The Coachella festival’s afternoon set from Carbon/Silicon had all the trappings of a backyard barbecue when your eccentric uncles grab guitars, give you an eyebrow-raised grin that only implies they used to be a band and play until the beer runs out.

The quartet, featuring Mick Jones from the Clash and Tony James from Generation X, kept it  loose affair, and maybe, casually, a flip-off to Father Time. That Jones and James still have much to say poiltically and socially is without question; Jones, 52, and James, who just turned 50, merely underscore it with less abandon these days. If the guitar work is fairly ordinary, the content isn’t — songs off 2007’s “The Last Post” echo the inflammatory punk rock of the early days.
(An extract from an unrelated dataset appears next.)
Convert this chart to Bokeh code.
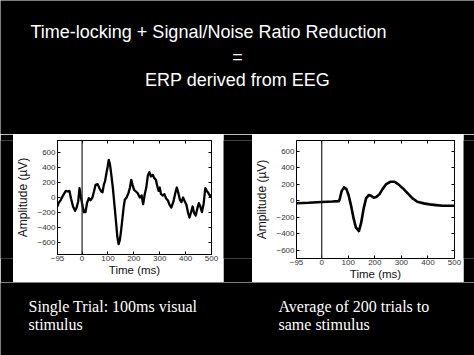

The early days weren’t mentioned Saturday. Instead, Jones bantered about things eccentric uncles might tell you — the song “Magic Suitcase” is about a trunk full of steroids but these days he’d settle “for International House of Pancakes French toast.” Dostoevsky is name-checked in “WTF?” — but, Jones relays later, he had a nice time this week at Disneyland. And did you know he has psoriasis?

Much respect was shown, from fans young (some of whom were mouthing the words to “Magic Suitcase” and “The News”) and old. Can we do this again next weekend?